I have tried from the very start to use substantive arguments to show why we must reject the reproductive health bills. The objections are moral, constitutional and meta constitutional. And they have not been refuted at all. But it looks like the bills are fated to self-destruct, even on procedural grounds.
The first objection has to do with the “right” of the State to enter the bedroom, and tell poor married couples they cannot exercise their conjugal rights and engage in the marital act unless they first use contraceptives or get sterilized.
Does the State or anybody else for that matter have that right?
I have been saying nobody has that right, and no one has been able to show me that the State has.
Were an African dictator to impose such policy on his people, he would be held criminally accountable under the 1948 Convention on the Prevention and Punishment of the Crime of Genocide, which prohibits “measures intended to prevent births within a national, ethnical, racial or religious group.”
But probably because the embryonic dictatorship is not African, our anti-reproduction guys want the State to intervene in an area of human activity where it does not have any authority or competence to intervene at all.
What I have been saying is that it is not a proper area for legislation. But the proponents of the anti-reproduction bills apparently believe they are omnipotent, and that they can legislate anything they want to legislate just because they are legislators. Dirty Harry (not the Angelic Doctor) has the best quote for this: “A man must know his limitations.”
The State has its limitations. It can ask the citizen to risk his life in defense of his country, it can tax him to death, although that would be oppressive; it can expropriate his most valued piece of land for public use; it can do any number of things which he may not exactly relish. But it cannot tell a journalist how he will write, or a congressman how he will think. It certainly cannot tell a man how to embrace his wife or father his child.
The Bill of Rights says, “No law shall be passed abridging the freedom of speech, of expression, or of the press, or the right of the people peaceably to assemble and petition the government for redress of grievances.”
The right of a man and a woman to be left alone in the privacy of their bedroom and to embrace and make love as husband and wife belongs to an infinitely higher order of rights than any of those mentioned in this provision. The Constitution calls it sacred, and it is not a simple constitutional right. It is a meta-constitutional right. Meaning, above the Constitution.
The right to love and make love, to realize oneself fully as a human person and connect intimately to one’s Creator through love is a God-given right. It could even stand higher, but not lower, than the right to breathe, to think, and to speak. How can any group of legislators believe they have a right to put that transcendental right under the boot of foreign population controllers and their conscript State?
But the Constitution is abundantly clear. It does not equivocate. The family, which is founded on marriage, is the foundation of the nation.

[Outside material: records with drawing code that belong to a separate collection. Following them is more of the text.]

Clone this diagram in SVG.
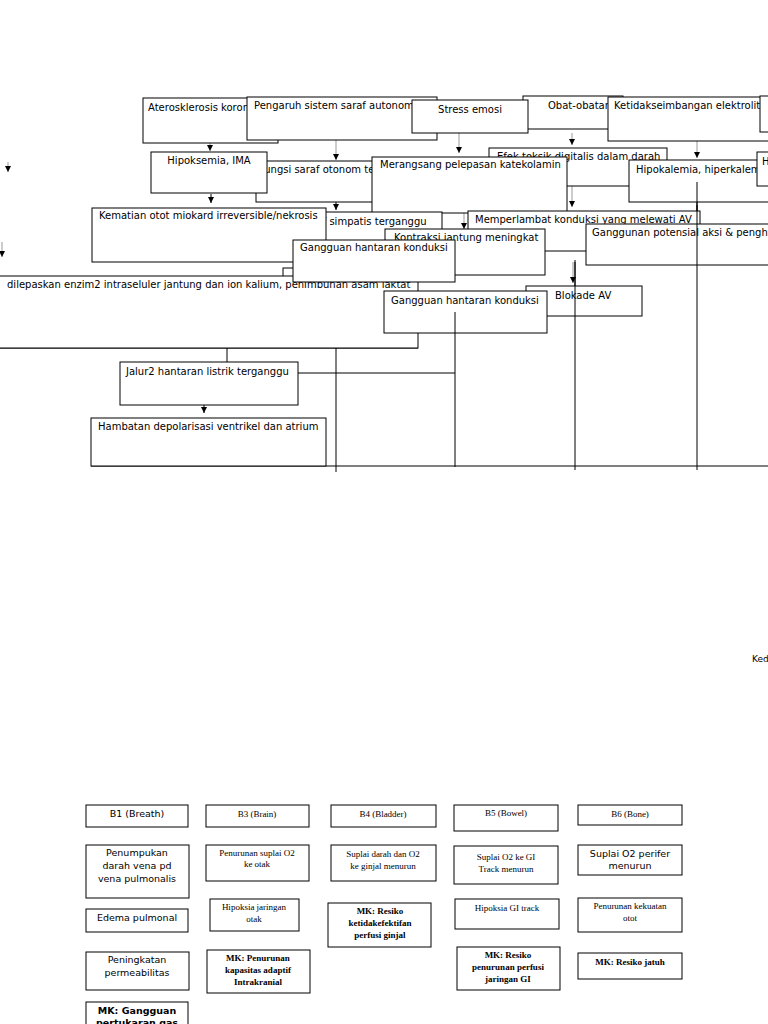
<svg xmlns="http://www.w3.org/2000/svg" width="768" height="1024" viewBox="0 0 768 1024">
<style>
rect{fill:#fff;stroke:#000;stroke-width:1}
text{font-family:"DejaVu Sans",sans-serif;font-size:10px;fill:#000}
.s{font-family:"Liberation Serif",serif;font-size:9px;text-anchor:middle}
.b{font-weight:bold}
.c{text-anchor:middle}
.l{stroke:#000;stroke-width:1;fill:none}
.g{stroke:#999;stroke-width:1}
</style>
<defs><marker id="a" markerWidth="6" markerHeight="6" refX="3" refY="5" orient="auto" markerUnits="userSpaceOnUse"><path d="M0,0 L6,0 L3,6 Z" fill="#000" transform="rotate(-90 3 3)"/></marker>
<marker id="d" markerWidth="6" markerHeight="6" refX="3" refY="6" markerUnits="userSpaceOnUse"><path d="M0,0 L6,0 L3,6 Z" fill="#000"/></marker></defs>
<rect x="-2" y="-2" width="772" height="1028" style="fill:#fff;stroke:none"/>
<g id="connectors">
<line class="l" x1="91" y1="466" x2="768" y2="466"/>
<line class="l" x1="336" y1="328" x2="336" y2="472"/>
<line class="l" x1="455" y1="312" x2="455" y2="467"/>
<line class="l" x1="575" y1="260" x2="575" y2="470"/>
<line class="l" x1="697" y1="182" x2="697" y2="470"/>
<line class="l" x1="298" y1="373" x2="455" y2="373"/>
<line class="l" x1="0" y1="348" x2="418" y2="348"/>
<line class="l" x1="227" y1="348" x2="227" y2="362"/>
<line class="g" x1="210" y1="143" x2="210" y2="151" marker-end="url(#d)"/>
<line class="g" x1="336" y1="140" x2="336" y2="160" marker-end="url(#d)"/>
<line class="g" x1="459" y1="133" x2="459" y2="153" marker-end="url(#d)"/>
<line class="g" x1="572" y1="133" x2="572" y2="145" marker-end="url(#d)"/>
<line class="g" x1="697" y1="141" x2="697" y2="158" marker-end="url(#d)"/>
<line class="l" x1="211" y1="194" x2="211" y2="203" marker-end="url(#d)"/>
<line class="l" x1="336" y1="196" x2="336" y2="210" marker-end="url(#d)"/>
<line class="l" x1="260" y1="172" x2="260" y2="187" marker-end="url(#d)"/>
<line class="g" x1="8" y1="162" x2="8" y2="172" marker-end="url(#d)"/>
<line class="g" x1="2" y1="242" x2="2" y2="257" marker-end="url(#d)"/>
<line class="g" x1="464" y1="208" x2="464" y2="229" marker-end="url(#d)"/>
<line class="g" x1="572" y1="186" x2="572" y2="207" marker-end="url(#d)"/>
<line class="g" x1="573" y1="262" x2="573" y2="283" marker-end="url(#d)"/>
<line class="l" x1="697" y1="205" x2="697" y2="217" marker-end="url(#d)"/>
<line class="l" x1="204" y1="405" x2="204" y2="413" marker-end="url(#d)"/>
</g>
<g id="n1"><rect x="143" y="98" width="135" height="45"/><text x="148" y="111">Aterosklerosis koroner</text></g>
<g id="n2"><rect x="247" y="97" width="190" height="43"/><text x="254" y="109">Pengaruh sistem saraf autonom</text></g>
<g id="n4"><rect x="523" y="96" width="100" height="33"/><text x="548" y="109">Obat-obatan</text></g>
<g id="n5"><rect x="608" y="97" width="165" height="44"/><text x="614" y="109">Ketidakseimbangan elektrolit</text></g>
<g id="n5b"><rect x="760" y="96" width="20" height="36"/></g>
<g id="n3"><rect x="412" y="100" width="116" height="33"/><text x="470" y="113" class="c">Stress emosi</text></g>
<g id="n6"><rect x="256" y="161" width="150" height="41"/><text x="259" y="173">Fungsi saraf otonom terganggu</text></g>
<g id="n7"><rect x="151" y="152" width="116" height="41"/><text x="209" y="164" class="c">Hipoksemia, IMA</text></g>
<g id="n8"><rect x="489" y="148" width="178" height="38"/><text x="497" y="160">Efek toksik digitalis dalam darah</text></g>
<g id="n9"><rect x="372" y="157" width="195" height="56"/><text x="380" y="168">Merangsang pelepasan katekolamin</text></g>
<g id="n10"><rect x="629" y="160" width="150" height="42"/><text x="636" y="173">Hipokalemia, hiperkalemia</text></g>
<g id="n11"><rect x="757" y="152" width="20" height="34"/><text x="762" y="165">H</text></g>
<g id="n12"><rect x="290" y="212" width="152" height="40"/><text x="300" y="225">Saraf simpatis terganggu</text></g>
<g id="n13"><rect x="468" y="211" width="232" height="40"/><text x="475" y="223">Memperlambat konduksi yang melewati AV</text></g>
<g id="n14"><rect x="92" y="208" width="234" height="54"/><text x="99" y="219">Kematian otot miokard irreversible/nekrosis</text></g>
<g id="n15"><rect x="385" y="229" width="160" height="46"/><text x="394" y="241">Kontraksi jantung meningkat</text></g>
<g id="n16"><rect x="586" y="224" width="190" height="41"/><text x="592" y="236">Ganggunan potensial aksi &amp; penghantaran</text></g>
<g id="n17s"><rect x="283" y="268" width="14" height="10"/></g>
<g id="n17"><rect x="-2" y="276" width="420" height="72"/><text x="7" y="288">dilepaskan enzim2 intraseluler jantung dan ion kalium, penimbunan asam laktat</text></g>
<g id="n18"><rect x="293" y="240" width="162" height="42"/><text x="300" y="251">Gangguan hantaran konduksi</text></g>
<g id="n19"><rect x="526" y="286" width="116" height="30"/><text x="555" y="299">Blokade AV</text></g>
<g id="n20"><rect x="384" y="291" width="163" height="42"/><text x="391" y="304">Gangguan hantaran konduksi</text></g>
<line class="l" x1="455" y1="312" x2="455" y2="333"/>
<line class="l" x1="575" y1="262" x2="575" y2="316"/>
<line class="l" x1="697" y1="182" x2="697" y2="265"/>
<g id="n21"><rect x="120" y="362" width="178" height="43"/><text x="126" y="375">Jalur2 hantaran listrik terganggu</text></g>
<g id="n22"><rect x="91" y="418" width="235" height="48"/><text x="98" y="430">Hambatan depolarisasi ventrikel dan atrium</text></g>
<text x="752" y="662" style="font-size:9px">Ked</text>
<g id="b1">
<rect x="86" y="805" width="102" height="22"/><text x="137" y="817" class="c" style="font-size:9.5px">B1 (Breath)</text>
<rect x="86" y="845" width="103" height="53"/><text class="c" style="font-size:9.5px"><tspan x="137" y="856">Penumpukan</tspan><tspan x="137" y="869">darah vena pd</tspan><tspan x="137" y="882">vena pulmonalis</tspan></text>
<rect x="86" y="909" width="102" height="23"/><text x="137" y="921" class="c" style="font-size:9.5px">Edema pulmonal</text>
<rect x="86" y="952" width="103" height="38"/><text class="c" style="font-size:9.5px"><tspan x="137" y="963">Peningkatan</tspan><tspan x="137" y="976">permeabilitas</tspan></text>
<rect x="86" y="1002" width="102" height="30"/><text x="137" y="1014" class="c b" style="font-size:9.5px">MK: Gangguan</text><text x="137" y="1026" class="c b" style="font-size:9.5px">pertukaran gas</text>
</g>
<g id="b3">
<rect x="206" y="805" width="103" height="22"/><text x="257" y="817" class="s">B3 (Brain)</text>
<rect x="206" y="845" width="103" height="36"/><text class="s"><tspan x="257" y="856">Penurunan suplai O2</tspan><tspan x="257" y="867">ke otak</tspan></text>
<rect x="210" y="899" width="89" height="32"/><text class="s"><tspan x="254" y="910">Hipoksia jaringan</tspan><tspan x="254" y="922">otak</tspan></text>
<rect x="207" y="950" width="103" height="43"/><text class="s b"><tspan x="258" y="961">MK: Penurunan</tspan><tspan x="258" y="973">kapasitas adaptif</tspan><tspan x="258" y="985">Intrakranial</tspan></text>
</g>
<g id="b4">
<rect x="331" y="805" width="105" height="22"/><text x="383" y="817" class="s">B4 (Bladder)</text>
<rect x="331" y="845" width="105" height="36"/><text class="s"><tspan x="383" y="857">Suplai darah dan O2</tspan><tspan x="383" y="869">ke ginjal menurun</tspan></text>
<rect x="328" y="903" width="103" height="44"/><text class="s b"><tspan x="380" y="914">MK: Resiko</tspan><tspan x="380" y="926">ketidakefektifan</tspan><tspan x="380" y="938">perfusi ginjal</tspan></text>
</g>
<g id="b5">
<rect x="454" y="805" width="104" height="26"/><text x="506" y="816" class="s">B5 (Bowel)</text>
<rect x="454" y="846" width="104" height="38"/><text class="s"><tspan x="506" y="860">Suplai O2 ke GI</tspan><tspan x="506" y="872">Track menurun</tspan></text>
<rect x="455" y="899" width="104" height="30"/><text x="507" y="911" class="s">Hipoksia GI track</text>
<rect x="457" y="947" width="103" height="43"/><text class="s b"><tspan x="508" y="958">MK:  Resiko</tspan><tspan x="508" y="970">penurunan perfusi</tspan><tspan x="508" y="982">jaringan GI</tspan></text>
</g>
<g id="b6">
<rect x="578" y="805" width="104" height="20"/><text x="630" y="817" class="s">B6 (Bone)</text>
<rect x="578" y="845" width="104" height="30"/><text class="c" style="font-size:9.5px"><tspan x="630" y="857">Suplai O2 perifer</tspan><tspan x="630" y="869">menurun</tspan></text>
<rect x="578" y="898" width="104" height="34"/><text class="s"><tspan x="630" y="909">Penurunan kekuatan</tspan><tspan x="630" y="921">otot</tspan></text>
<rect x="578" y="953" width="104" height="26"/><text x="630" y="965" class="s b">MK: Resiko jatuh</text>
</g>
</svg>
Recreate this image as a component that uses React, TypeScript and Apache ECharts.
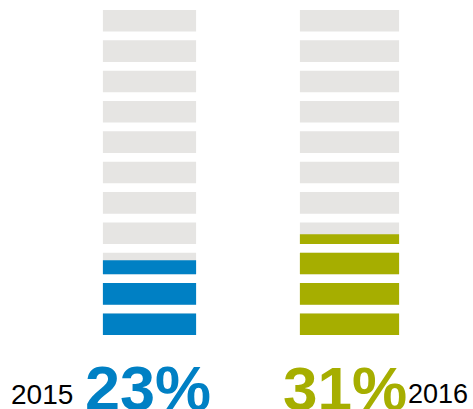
import React, { useEffect, useRef } from "react";
import * as echarts from "echarts";

const years = ["2015", "2016"];
const values = [23, 31];
const maxValue = 100;
const segmentCount = 11;
const colors = ["#0080C4", "#A6AE00"];
const trackColor = "#E6E5E3";

export default function App() {
  const ref = useRef<HTMLDivElement>(null);
  useEffect(() => {
    if (!ref.current) return;
    const chart = echarts.init(ref.current, null, { renderer: "svg" });
    const widths = [93, 99];
    const segH = 21.5;
    const family = "'Liberation Sans', Arial, sans-serif";
    chart.setOption({
      animation: false,
      backgroundColor: "#ffffff",
      grid: { left: 49.5, width: 400, top: 10, height: 325 },
      xAxis: { type: "category", data: years, show: false },
      yAxis: { type: "value", min: 0, max: maxValue, show: false },
      series: [
        {
          type: "pictorialBar",
          symbol: "rect",
          symbolRepeat: segmentCount,
          symbolBoundingData: maxValue,
          barGap: "-100%",
          silent: true,
          z: 1,
          data: years.map((_, i) => ({
            value: maxValue,
            symbolSize: [widths[i], segH],
            itemStyle: { color: trackColor },
          })),
        },
        {
          type: "pictorialBar",
          symbol: "rect",
          symbolRepeat: segmentCount,
          symbolBoundingData: maxValue,
          symbolClip: true,
          barGap: "-100%",
          silent: true,
          z: 2,
          data: values.map((v, i) => ({
            value: v,
            symbolSize: [widths[i], segH],
            itemStyle: { color: colors[i] },
          })),
        },
      ],
      graphic: [
        {
          type: "text",
          x: 11,
          y: 394,
          style: {
            text: years[0],
            font: `28px ${family}`,
            fill: "#000",
            align: "left",
            verticalAlign: "middle",
            lineHeight: 24,
          },
        },
        {
          type: "text",
          x: 85,
          y: 388,
          style: {
            text: `${values[0]}%`,
            font: `bold 63px ${family}`,
            fill: colors[0],
            align: "left",
            verticalAlign: "middle",
            lineHeight: 40,
          },
        },
        {
          type: "text",
          x: 283,
          y: 388,
          style: {
            text: `${values[1]}%`,
            font: `bold 62px ${family}`,
            fill: colors[1],
            align: "left",
            verticalAlign: "middle",
            lineHeight: 40,
          },
        },
        {
          type: "text",
          x: 408,
          y: 393.5,
          style: {
            text: years[1],
            font: `27px ${family}`,
            fill: "#000",
            align: "left",
            verticalAlign: "middle",
            lineHeight: 24,
          },
        },
      ],
    });
    return () => chart.dispose();
  }, []);
  return (
    <div
      ref={ref}
      style={{ position: "fixed", left: 0, top: 0, width: 473, height: 409 }}
    />
  );
}
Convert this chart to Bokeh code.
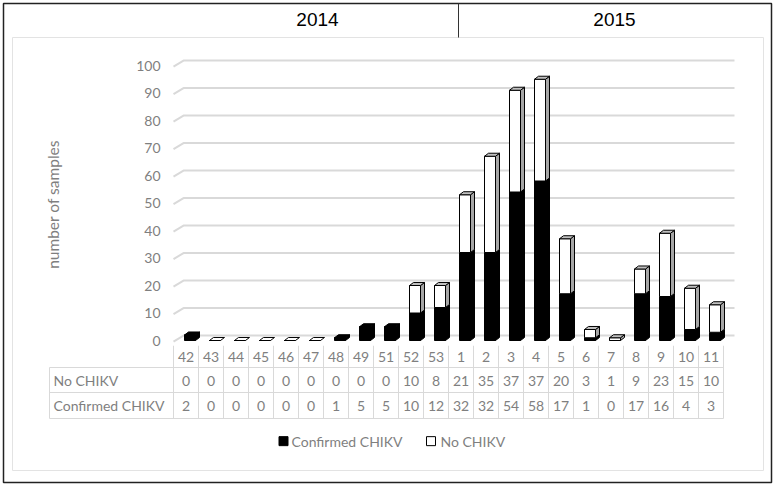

Family life is sacred, autonomous and inviolate. The family’s religious beliefs shall be protected by the State. “The State shall equally protect the life of the mother and the life of the unborn from conception.”
The sentence in quotes needs no interpretation. The State shall not allow the destruction of any unborn child. So abortion is out. But does it allow contraception? As an individual decision and action of women, yes; but not as an activity of the State. For how can the State be a protector of the unborn from the moment of conception, if its first program is to try to prevent women from conceiving?
We cannot hold the State accountable if married women decide to contracept either on their own, or on the prodding of a private individual or institution, and as a result succeed in completely avoiding conception. But if the State itself engages in an active program of contraception and sterilization, even if that program fails, then it has already violated its clearly mandated duty under the Constitution.
The present bills are actual proposals for the State to commit that violation. Can there be a more perverse piece of legislation?
But as stated in the beginning, the bills could founder on the rock of procedural questions. And here’s how.
In the House of Representatives, only one committee hearing was held before they consolidated four bills into one, and announced it would now be debated on the Floor. That does not comply with the constitutional requirement of adequate consultations.
In the. Senate, two joint hearings have been held so far. In the first hearing, two senators attended; in the second, three. The Rules require that one-third of the regular members of a committee shall constitute a quorum. The six committees named in the joint hearings have a combined membership of 78 senators. One third is 26, bigger than the entire Senate.
The hearings therefore had no quorum. They were all invalid, and not in a position to recommend anything to the plenary at all.